Saturday, February 18, 2012

Don't Be Fooled about Greece's Future

Credit Suisse has been writing about a Greek default for some weeks now. The latest piece came this week when CS announced that its view remains that Greece will probably undergo a disorderly default before March 20, when her next bond repayments are due.  
For Greece - even if the country gets the second bailout, which will be used basically to push cash back into the banking system - Europe will have a first lien on nearly 150% of its GDP.
This makes my point of earlier this week even more probable - that Greece is becoming the first European Union client state.  The European Central Bank, the EU and the International Monetary Fund, for all their talk and posturing about solutions being at hand, have simply placed Greece in a position from which she will likely never be able to extricate herself, at least not in our generation. And in so doing , they have also jeopardized their own futures.
So, where is Greece, and where are we who are watching, and who will probably feel the aftermath of the default, when and if it occurs?
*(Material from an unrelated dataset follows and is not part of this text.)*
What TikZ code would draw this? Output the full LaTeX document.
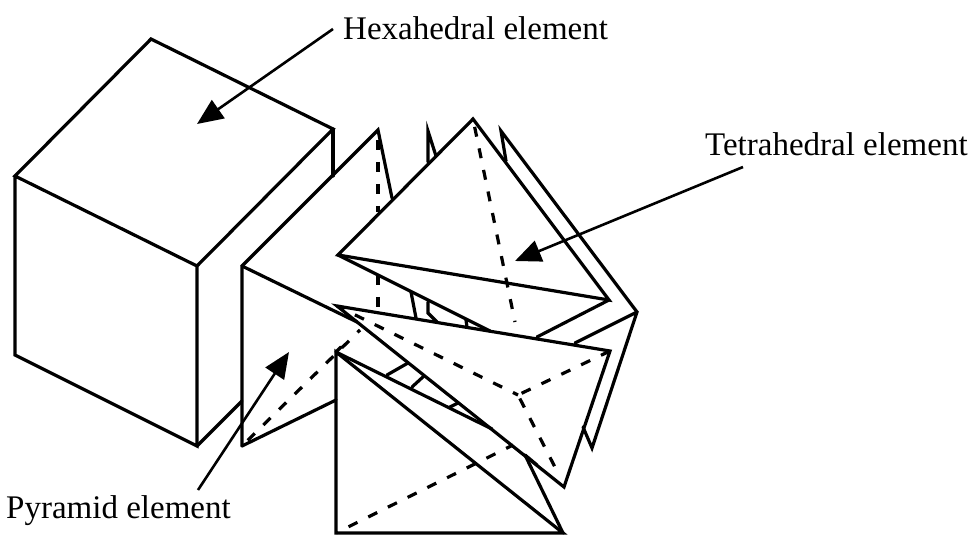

1. Greece is poised to default, the end-game everyone anticipated in 2011. It is very likely not a matter of if but when.

2. That default will trigger credit-default swap contracts, derivatives known as CDS that protect the owner from events such as default.

3. This will implode the banking system, as those who sold the CDS (financial institutions) do not have enough cash or assets to pay the owners of the CDS.

4. The idea is that sovereign default is very unlikely, so you can sell protection (CDS) against that possibility for a low premium, and cover that bet by buying your own protection from another player.

5. If that player (counterparty) can't pay you off, then you can't meet your obligations on the CDS you originated and sold.

6. So the failure of one counterparty can trigger a systemic failure akin to a row of dominoes being toppled by the fall of one domino.

7. Those absorbing the losses caused by a Greek default will want to cash in their insurance, i.e. the CDS they own against a Greek default. They have every incentive to demand a default be recognized as a default. If they accept the official plan to avoid calling a default a default, then all the losses will be theirs and none will fall to the counterparties who sold them the CDS.

How is this fair? The official response of avoiding default is focused on self-preservation, not fairness, justice or the rule of law.
So, dear readers, we are still in the eye of a real financial hurricane and nobody has the wherewithal to save either the ECB, the banking system or Greece.